### Task description
Please transcribe the data below exactly. Leave the pictures out.

────

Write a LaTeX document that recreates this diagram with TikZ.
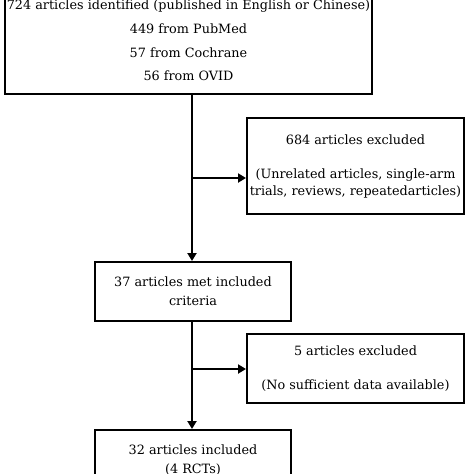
\documentclass[tikz,border=0pt]{standalone}
\usepackage{fontspec}
\setmainfont{DejaVu Serif}
\usetikzlibrary{arrows.meta}
\begin{document}
\begin{tikzpicture}[x=1pt,y=-1pt,
  box/.style={draw=black,line width=2pt,align=center,inner sep=0pt,font=\fontsize{12.8}{17}\selectfont},
  conn/.style={line width=2pt,draw=black},
  arr/.style={conn,-{Triangle[length=8pt,width=9pt]}}]
\useasboundingbox (0,0) rectangle (474,474);
\node[box,minimum width=367pt,minimum height=107pt,font=\fontsize{12.8}{23.7}\selectfont] (b1) at (188.5,40.5)
  {724 articles identified (published in English or Chinese)\\449 from PubMed\\57 from Cochrane\\56 from OVID};
\node[box,minimum width=217pt,minimum height=96pt] (b2) at (355.5,166)
  {684 articles excluded\\[17pt](Unrelated articles, single-arm\\trials, reviews, repeatedarticles)};
\node[box,minimum width=196pt,minimum height=59pt,font=\fontsize{12.8}{19}\selectfont] (b3) at (193,291.5)
  {37 articles met included\\criteria};
\node[box,minimum width=217pt,minimum height=69pt,font=\fontsize{12.8}{34}\selectfont] (b4) at (355.5,368.5)
  {5 articles excluded\\(No sufficient data available)};
\node[box,minimum width=196pt,minimum height=60pt,font=\fontsize{12.8}{19}\selectfont] (b5) at (193,460)
  {32 articles included\\(4 RCTs)};
\coordinate (j1) at (192,178);
\coordinate (j2) at (192,369);
\draw[arr] (b1.south -| j1) -- (b3.north -| j1);
\draw[arr] (j1) -- (b2.west |- j1);
\draw[arr] (b3.south -| j2) -- (b5.north -| j2);
\draw[arr] (j2) -- (b4.west |- j2);
\end{tikzpicture}
\end{document}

────

### Result of the task
Write a LaTeX document that recreates this diagram with TikZ.
\documentclass[tikz,border=0pt]{standalone}
\usepackage{fontspec}
\setmainfont{DejaVu Serif}
\usetikzlibrary{arrows.meta}
\begin{document}
\begin{tikzpicture}[x=1pt,y=-1pt,
  box/.style={draw=black,line width=2pt,align=center,inner sep=0pt,font=\fontsize{12.8}{17}\selectfont},
  conn/.style={line width=2pt,draw=black},
  arr/.style={conn,-{Triangle[length=8pt,width=9pt]}}]
\useasboundingbox (0,0) rectangle (474,474);
\node[box,minimum width=367pt,minimum height=107pt,font=\fontsize{12.8}{23.7}\selectfont] (b1) at (188.5,40.5)
  {724 articles identified (published in English or Chinese)\\449 from PubMed\\57 from Cochrane\\56 from OVID};
\node[box,minimum width=217pt,minimum height=96pt] (b2) at (355.5,166)
  {684 articles excluded\\[17pt](Unrelated articles, single-arm\\trials, reviews, repeatedarticles)};
\node[box,minimum width=196pt,minimum height=59pt,font=\fontsize{12.8}{19}\selectfont] (b3) at (193,291.5)
  {37 articles met included\\criteria};
\node[box,minimum width=217pt,minimum height=69pt,font=\fontsize{12.8}{34}\selectfont] (b4) at (355.5,368.5)
  {5 articles excluded\\(No sufficient data available)};
\node[box,minimum width=196pt,minimum height=60pt,font=\fontsize{12.8}{19}\selectfont] (b5) at (193,460)
  {32 articles included\\(4 RCTs)};
\coordinate (j1) at (192,178);
\coordinate (j2) at (192,369);
\draw[arr] (b1.south -| j1) -- (b3.north -| j1);
\draw[arr] (j1) -- (b2.west |- j1);
\draw[arr] (b3.south -| j2) -- (b5.north -| j2);
\draw[arr] (j2) -- (b4.west |- j2);
\end{tikzpicture}
\end{document}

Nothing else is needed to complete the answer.